Por Nicolás Masquiarán Díaz / Departamento de Música UdeC
Mis primeras investigaciones sobre la música en Concepción versaron sobre el ambiente académico. Cómo no, si quedaba casi todo por decir y era lo que tenía a mano.
Fue inevitable, sin embargo, descubrir que junto con los coros, orquestas y clubes musicales que proliferaron desde la última treintena del siglo XIX, aparecían también los indicios de prácticas populares, a veces vistas con curiosidad, a veces criticadas con afanes moralistas.
Entre esos dos extremos hubo matices. Los domingos, justo después de los solemnes himnos eclesiales, los paseantes eran deleitados con arreglos de toda índole en las retretas de la plaza. Además, estaban esos otros himnos: los de sindicatos, clubes y de organizaciones civiles que, siguiendo la tendencia de época, se engarzaban un canto como marca de su identidad y principios.
También fue inevitable descubrir que a poco andar los mundanos intereses de una población cada vez más abundante y heterogénea permearon hacia espacios más visibles. Mientras la escena docta se profesionalizaba, el jazz se hacía presente como una alternativa de música "seria", que emanaba aires de modernidad y el folclore rural ya se reivindicaba como objeto de interés. El urbano tuvo que esperar algunas décadas.

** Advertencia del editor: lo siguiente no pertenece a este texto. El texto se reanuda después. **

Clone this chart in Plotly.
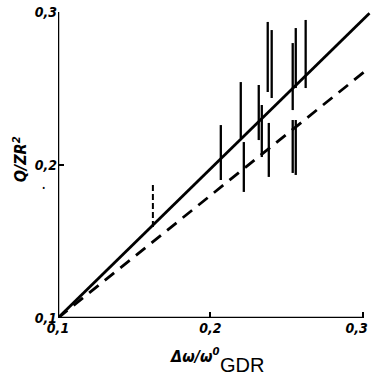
import plotly.graph_objects as go

# Fitted lines (x, y endpoints)
solid_x = [0.1, 0.3045]
solid_y = [0.1, 0.2992]
dashed_x = [0.1, 0.3035]
dashed_y = [0.1, 0.2628]

# Vertical error-bar segments: x position, lower y, upper y
bar_x = [0.2069, 0.2200, 0.2220, 0.2318, 0.2338, 0.2377, 0.2403, 0.2384,
         0.2541, 0.2561, 0.2541, 0.2561, 0.2626]
bar_lo = [0.1902, 0.2176, 0.1824, 0.2163, 0.2052, 0.2477, 0.2438, 0.1922,
          0.2359, 0.2503, 0.1948, 0.1935, 0.2503]
bar_hi = [0.2261, 0.2542, 0.2150, 0.2523, 0.2392, 0.2935, 0.2882, 0.2275,
          0.2797, 0.2895, 0.2294, 0.2294, 0.2948]

# Dashed vertical bar
dbar_x = [0.1623]
dbar_lo = [0.1595]
dbar_hi = [0.1889]

tick_vals = [0.1, 0.2, 0.3]
tick_text = ["0,1", "0,2", "0,3"]

FONT = "DejaVu Sans Condensed, Liberation Sans Narrow, sans-serif"

def segs(xs, los, his):
    X, Y = [], []
    for x, lo, hi in zip(xs, los, his):
        X += [x, x, None]
        Y += [lo, hi, None]
    return X, Y

fig = go.Figure()
bx, by = segs(bar_x, bar_lo, bar_hi)
fig.add_trace(go.Scatter(x=bx, y=by, mode="lines",
                         line=dict(color="black", width=2.3), hoverinfo="skip"))
dx, dy = segs(dbar_x, dbar_lo, dbar_hi)
fig.add_trace(go.Scatter(x=dx, y=dy, mode="lines",
                         line=dict(color="black", width=2, dash="6px,3px"), hoverinfo="skip"))
fig.add_trace(go.Scatter(x=solid_x, y=solid_y, mode="lines",
                         line=dict(color="black", width=2.8), hoverinfo="skip"))
fig.add_trace(go.Scatter(x=dashed_x, y=dashed_y, mode="lines",
                         line=dict(color="black", width=2.8, dash="12px,8px"), hoverinfo="skip"))

# Axis lines (drawn only up to 0.3)
fig.add_shape(type="line", xref="x", yref="y", x0=0.1, y0=0.1, x1=0.3, y1=0.1,
              line=dict(color="black", width=2.5))
fig.add_shape(type="line", xref="x", yref="y", x0=0.1, y0=0.1, x1=0.1, y1=0.3,
              line=dict(color="black", width=2.5))

y_labels = ["<b><i>%s</i></b>" % t for t in tick_text]
x_labels = ["<b><i>%s</i></b>" % t for t in tick_text]
x_labels[-1] = x_labels[-1] + "&nbsp;&nbsp;&nbsp;"

fig.update_xaxes(range=[0.1, 0.3055], showgrid=False, zeroline=False, showline=False,
                 automargin=False, ticklabeloverflow="allow",
                 tickvals=tick_vals, ticktext=x_labels,
                 ticks="inside", ticklen=6, tickwidth=1.5, tickcolor="black",
                 tickfont=dict(family=FONT, size=14, color="black"))
fig.update_yaxes(range=[0.1, 0.3], showgrid=False, zeroline=False, showline=False,
                 automargin=False, ticklabeloverflow="allow",
                 tickvals=tick_vals, ticktext=y_labels,
                 ticks="inside", ticklen=6, tickwidth=1.5, tickcolor="black",
                 tickfont=dict(family=FONT, size=14, color="black"))

# x-axis title: "Δω/ω⁰" plus large "GDR" subscript
fig.add_annotation(xref="paper", yref="paper", x=0.521, y=-0.162, xanchor="right",
                   yanchor="bottom", showarrow=False,
                   text="<b><i>Δω/ω<sup>0</sup></i></b>",
                   font=dict(family=FONT, size=16, color="black"))
fig.add_annotation(xref="paper", yref="paper", x=0.515, y=-0.116, xanchor="left",
                   yanchor="top", showarrow=False, borderpad=0,
                   text="GDR",
                   font=dict(family="Liberation Sans, Arial, sans-serif", size=20, color="black"))
fig.add_annotation(xref="paper", yref="paper", x=-0.12, y=0.52, xanchor="center",
                   showarrow=False, textangle=-90,
                   text="<b><i>Q/ZR<sup>2</sup></i></b>",
                   font=dict(family=FONT, size=16, color="black"))
fig.add_annotation(xref="paper", yref="paper", x=-0.058, y=0.425, showarrow=False,
                   text="•", font=dict(size=9, color="black"))

fig.update_layout(width=371, height=377, margin=dict(l=58, r=0, t=12, b=59),
                  plot_bgcolor="white", paper_bgcolor="white", showlegend=False)

fig.write_html("out.html", config={"displayModeBar": False},
               post_script="document.body.style.margin='0';document.body.style.overflow='hidden';")
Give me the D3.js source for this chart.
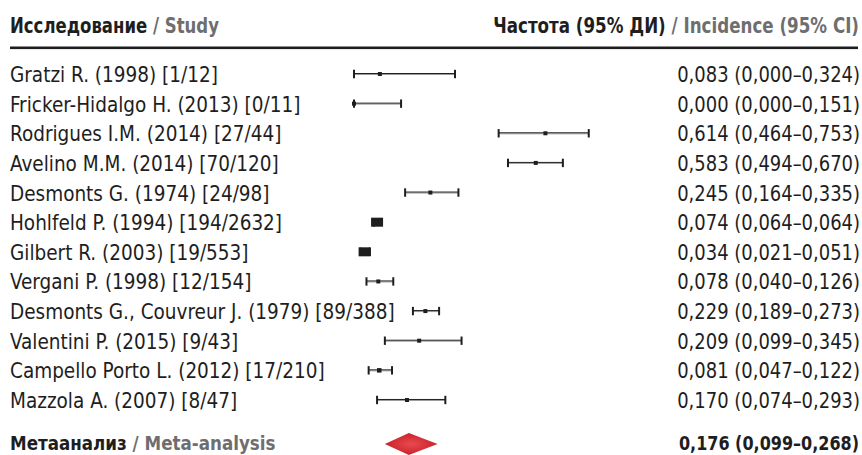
<!DOCTYPE html>
<html><head><meta charset="utf-8">
<script src="https://cdn.jsdelivr.net/npm/d3@7"></script>
<style>
body{margin:0;background:#fff;}
text{font-family:"Liberation Sans Narrow","DejaVu Sans Condensed",sans-serif;}
</style></head>
<body><svg id="c" width="862" height="455"></svg>
<script>
const studies = ["Gratzi R. (1998) [1/12]","Fricker-Hidalgo H. (2013) [0/11]","Rodrigues I.M. (2014) [27/44]","Avelino M.M. (2014) [70/120]","Desmonts G. (1974) [24/98]","Hohlfeld P. (1994) [194/2632]","Gilbert R. (2003) [19/553]","Vergani P. (1998) [12/154]","Desmonts G., Couvreur J. (1979) [89/388]","Valentini P. (2015) [9/43]","Campello Porto L. (2012) [17/210]","Mazzola A. (2007) [8/47]"];
const est = [0.083,0.000,0.614,0.583,0.245,0.074,0.034,0.078,0.229,0.209,0.081,0.170];
const lo  = [0.000,0.000,0.464,0.494,0.164,0.064,0.021,0.040,0.189,0.099,0.047,0.074];
const hi  = [0.324,0.151,0.753,0.670,0.335,0.064,0.051,0.126,0.273,0.345,0.122,0.293];
const weights = [1,1,1,1,1,9,9,1,1,1,1.5,1];
const meta = {est:0.176, lo:0.099, hi:0.268};
const headerLeft = ["Исследование", " / Study"];
const headerRight = ["Частота (95% ДИ)", " / Incidence (95% CI)"];
const metaLabel = ["Метаанализ", " / Meta-analysis"];

const fmt = v => d3.format(".3f")(v).replace(".", ",");
const svg = d3.select("#c");
const x = d3.scaleLinear().domain([0, 0.8]).range([354, 603.4]);
const y = d3.scaleBand().domain(d3.range(studies.length)).range([59.2, 414.8]);
const yc = i => y(i) + y.bandwidth()/2;
const sz = d3.scaleLinear().domain([1, 9]).range([4, 12]);
const dark = "#1e1e1e", grey = "#6e6e6e";

function squeezed(px, py, sx, anchor, size) {
  return svg.append("g").attr("transform", `translate(${px},${py}) scale(${sx},1)`)
    .append("text").attr("text-anchor", anchor).attr("font-size", size).attr("font-weight", "bold").attr("fill", dark);
}

// header
const hl = squeezed(10, 33, 0.875, "start", 21);
hl.append("tspan").text(headerLeft[0]);
hl.append("tspan").attr("fill", grey).text(headerLeft[1]);
const hr = squeezed(859, 33, 0.885, "end", 21);
hr.append("tspan").text(headerRight[0]);
hr.append("tspan").attr("fill", grey).text(headerRight[1]);
svg.append("rect").attr("x", 10).attr("y", 46.5).attr("width", 848).attr("height", 2.6).attr("fill", dark);

const rows = svg.append("g").selectAll("g").data(studies).join("g");
rows.append("text").attr("x", 10).attr("y", (d,i) => yc(i) + 8).attr("font-size", 20.5).attr("fill", dark).text(d => d);
rows.append("g").attr("transform", (d,i) => `translate(860,${yc(i) + 8}) scale(0.96,1)`)
  .append("text").attr("text-anchor", "end").attr("font-size", 20.8).attr("fill", dark)
  .text((d,i) => `${fmt(est[i])} (${fmt(lo[i])}–${fmt(hi[i])})`);

// CI lines
rows.append("line").attr("x1", (d,i) => x(lo[i])).attr("x2", (d,i) => x(hi[i]))
  .attr("y1", (d,i) => yc(i)+0.5).attr("y2", (d,i) => yc(i)+0.5).attr("stroke", "#9a9a9a").attr("stroke-width", 1);
rows.append("line").attr("x1", (d,i) => x(lo[i])).attr("x2", (d,i) => x(hi[i]))
  .attr("y1", (d,i) => yc(i)-0.5).attr("y2", (d,i) => yc(i)-0.5).attr("stroke", dark).attr("stroke-width", 1);
[lo, hi].forEach(arr => {
  rows.append("line").attr("x1", (d,i) => x(arr[i])).attr("x2", (d,i) => x(arr[i]))
    .attr("y1", (d,i) => yc(i)-4.2).attr("y2", (d,i) => yc(i)+4.2).attr("stroke", dark).attr("stroke-width", 2);
});
rows.append("rect")
  .attr("x", (d,i) => x(est[i]) - sz(weights[i])/2)
  .attr("y", (d,i) => yc(i) - sz(weights[i])*0.375 - (weights[i] > 2 ? 0 : sz(weights[i])*0.125))
  .attr("width", (d,i) => sz(weights[i]))
  .attr("height", (d,i) => weights[i] > 2 ? sz(weights[i])*0.75 : sz(weights[i]))
  .attr("fill", dark);

// meta
const defs = svg.append("defs");
const g = defs.append("radialGradient").attr("id", "rg").attr("cx", "50%").attr("cy", "50%").attr("r", "50%");
g.append("stop").attr("offset", "0%").attr("stop-color", "#ea4a4f");
g.append("stop").attr("offset", "100%").attr("stop-color", "#c8232a");
const my = 444;
svg.append("path")
  .attr("d", `M${x(meta.lo)},${my} L${x(meta.est)},${my-11} L${x(meta.hi)},${my} L${x(meta.est)},${my+11} Z`)
  .attr("fill", "url(#rg)");
const ml = squeezed(10, 450, 0.93, "start", 20);
ml.append("tspan").text(metaLabel[0]);
ml.append("tspan").attr("fill", grey).text(metaLabel[1]);
squeezed(859, 450, 0.89, "end", 20)
  .text(`${fmt(meta.est)} (${fmt(meta.lo)}–${fmt(meta.hi)})`);
</script></body></html>
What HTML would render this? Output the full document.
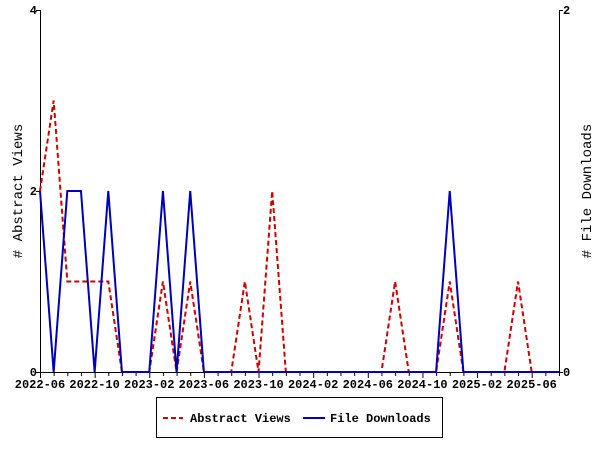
<!DOCTYPE html>
<html><head><meta charset="utf-8"><style>
html,body{margin:0;padding:0;background:#fff;}
svg text{font-family:"Liberation Mono",monospace;font-size:12px;font-weight:bold;fill:#000;}
</style></head><body>
<svg width="600" height="450">
<g id="axes"></g>
<g id="series"></g>
<text transform="translate(22,191) rotate(-90)" text-anchor="middle" style="font-size:14px;font-weight:normal"># Abstract Views</text>
<text transform="translate(591,191) rotate(-90)" text-anchor="middle" style="font-size:14px;font-weight:normal"># File Downloads</text>
<g>
<rect x="156.5" y="397.5" width="286" height="40" fill="#fff" stroke="#000"/>
<line x1="163" y1="418" x2="183" y2="418" stroke="#cc0000" stroke-width="2" stroke-dasharray="5,3"/>
<text x="190" y="422">Abstract Views</text>
<line x1="303" y1="418" x2="325" y2="418" stroke="#0000bb" stroke-width="2"/>
<text x="330" y="422">File Downloads</text>
</g>
</svg>
<script>
const tickLabels=["2022-06","2022-10","2023-02","2023-06","2023-10","2024-02","2024-06","2024-10","2025-02","2025-06"];
const abstractViews=[2,3,1,1,1,1,0,0,0,1,0,1,0,0,0,1,0,2,0,0,0,0,0,0,0,0,1,0,0,0,1,0,0,0,0,1,0,0,0];
const fileDownloads=[1,0,1,1,0,1,0,0,0,1,0,1,0,0,0,0,0,0,0,0,0,0,0,0,0,0,0,0,0,0,1,0,0,0,0,0,0,0,0];
const leftTicks=[0,2,4];
const rightTicks=[0,2];
const X0=40,X1=559,Y0=372,Y1=10,N=38;
const xs=i=>X0+(X1-X0)*i/N;
const yL=v=>Y0-(Y0-Y1)*v/4;
const yR=v=>Y0-(Y0-Y1)*v/2;
const NS="http://www.w3.org/2000/svg";
function mk(tag,attrs,parent,txt){const e=document.createElementNS(NS,tag);for(const k in attrs)e.setAttribute(k,attrs[k]);if(txt!==undefined)e.textContent=txt;parent.appendChild(e);return e;}
const ax=document.getElementById('axes');
let e;
e=mk('path',{d:`M${X0+.5},${Y1}V${Y0+.5}H${X1+.5}V${Y1}`,fill:'none',stroke:'#000'},ax);


for(let i=0;i<=N;i++){
 const big=i%4===0;
 e=mk('line',{x1:xs(i)+.5,x2:xs(i)+.5,y1:Y0,y2:Y0+(big?6:4),stroke:'#000'},ax);
 
 
}
tickLabels.forEach((t,k)=>{
 e=mk('text',{x:xs(k*4),y:388,'text-anchor':'middle'},ax,t);
 
 
});
leftTicks.forEach(v=>{
 e=mk('line',{x1:X0-4,x2:X0,y1:yL(v)+.5,y2:yL(v)+.5,stroke:'#000'},ax);
 
 
 e=mk('text',{x:X0-3,y:yL(v)+4,'text-anchor':'end'},ax,String(v));
 
 
});
rightTicks.forEach(v=>{
 e=mk('line',{x1:X1,x2:X1+4,y1:yR(v)+.5,y2:yR(v)+.5,stroke:'#000'},ax);
 
 
 e=mk('text',{x:X1+4,y:yR(v)+4,'text-anchor':'start'},ax,String(v));
 
 
});
const sg=document.getElementById('series');
e=mk('polyline',{points:abstractViews.map((v,i)=>xs(i)+','+yL(v)).join(' '),fill:'none',stroke:'#cc0000','stroke-width':2,'stroke-dasharray':'5,3'},sg);


e=mk('polyline',{points:fileDownloads.map((v,i)=>xs(i)+','+yR(v)).join(' '),fill:'none',stroke:'#0000bb','stroke-width':2},sg);


</script>
</body></html>
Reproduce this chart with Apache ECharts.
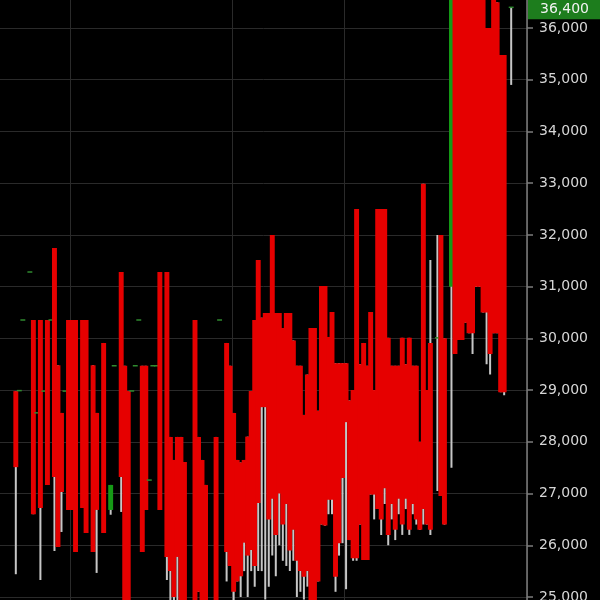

Eso respecto de la música que "se hacía". Poco se habla del impacto de la radio, omitiendo que la escucha también es un "hacer" y que el gusto internacional poco a poco fue penetrando en nuestras casas.
No es de extrañar que las melodías localmente populares, como los recordados cantos del carnaval, fueran reemplazando sus trazas de folclore por ritmos llegados de otros rincones del continente.
Por allá por los 60, la canción más icónica de la ciudad fue el "Baión penquista" de Adriano Reyes, director de la banda del Chacabuco. Un imprescindible de las celebraciones.
Pieza de inspiración brasileña, interpretada por militares, que a poco andar fue adquiriendo ciertos aires de cumbia. Si me preguntan por diversidad, ahí hay una señal inequívoca de que las ganas podían doblegar la rigidez de los materiales y anudar lo que siempre se había creído irreconciliable.
En mis primeras investigaciones ni sospechaba qué Concepción -Gran Concepción- iba a aparecer. Ahora podemos encontrar a un mismo músico tocando salsa o fusión latinoamericana, después de dejar su fila en la orquesta, o pasándose con igual facilidad del jazz al rock, del rock a la trova, o dar unos toques de pop, rap y, por qué no, reminiscencias originarias.
En este territorio, decir que hay para todos los gustos es remarcar lo obvio. Pero esa musicalidad, esa diversidad, no se sostiene sobre los nombres que brillan en las marquesinas, sino en todo lo que se mueve por debajo; en esa voluntad de curiosear, transitar, mixturar, proponer, resultante de esa historia que nos fue edificando y conduciendo hasta un punto de no retorno.
En tiempos de globalización y posmodernidad podrá decirse que la diversidad es la norma. Puede ser, pero cada narrativa tiene sus propios acentos. ¿Cuáles son los nuestros? ¿Qué mariposa agitó sus alas sobre la estatua de Ceres para provocar la tormenta?
De esa ignorancia cuelga la gran paradoja de la "ciudad musical", concepto que encubre, en un solo mundo, otros numerosos mundos, memorias e interacciones que se entrecruzan y modelan mutuamente sin pecar de pastiche.
La cuestionamos, pero también la celebramos. Aspiramos a ella, pero apuntamos a la superficie como si ahí se agotara todo, dejando que aquello que se cocina en garajes, gimnasios y sedes vecinales, se enfríe en la persistencia de las mismas playlist, los mismos recintos, los mismos eventos.
No busquemos más lejos, sino más adentro.